The UCC-1 financing statement follows a separate path. File it with the South Carolina Secretary of State’s UCC filing office — either online through the UCC Electronic Filing system or by mailing the paper form.5South Carolina Secretary of State. Uniform Commercial Code Remember that a standard UCC-1 filing is effective for five years from the filing date and must be continued before it lapses if the loan is still outstanding.

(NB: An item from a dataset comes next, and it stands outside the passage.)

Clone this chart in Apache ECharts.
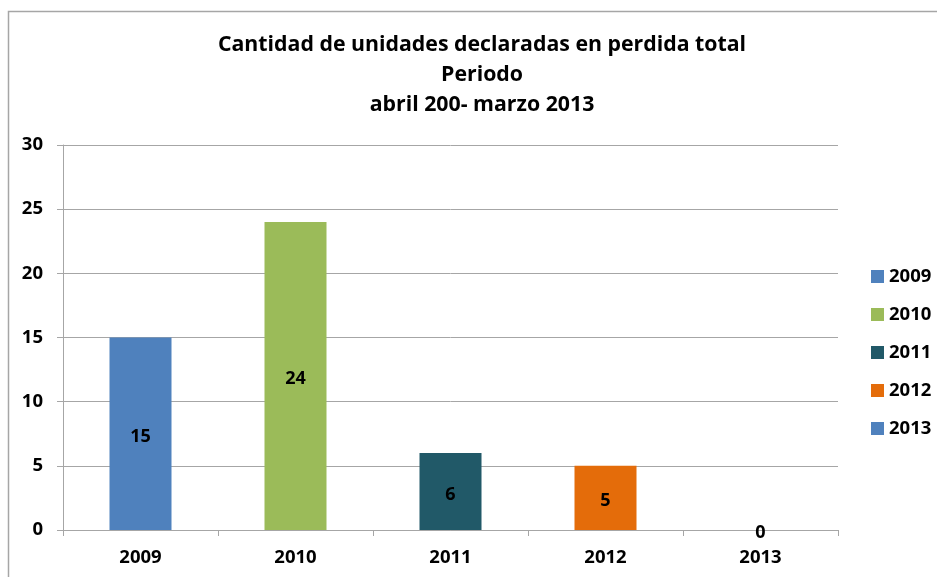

After Recording: Mortgage Satisfaction and Release

Once the loan is fully repaid, getting the mortgage released from the public records is the borrower’s responsibility to initiate. Under S.C. Code § 29-3-310, the borrower (or any person with an interest in the property) sends a written request to the lender by certified mail or another delivery method with proof of delivery, along with the recording office’s fee for entering satisfaction. The lender then has three months from the date of that request to record a satisfaction in the Register of Deeds office.6South Carolina Legislature. South Carolina Code Title 29 Chapter 3 – Mortgages and Deeds of Trust Generally

If the lender fails to record the satisfaction within that three-month window, the consequences are steep. Under § 29-3-320, the lender faces a penalty of up to half the original mortgage amount or $25,000 (whichever is less), plus actual damages, court costs, and attorney’s fees at the court’s discretion. This is where borrowers have real leverage — don’t let a paid-off mortgage linger on the record. Send the certified-mail request promptly after payoff and calendar the three-month deadline.

The recording fee for a mortgage satisfaction or release is $10. Until the satisfaction is recorded, the lien remains in the public records and will show up on title searches, which can complicate or block any future sale or refinancing of the property.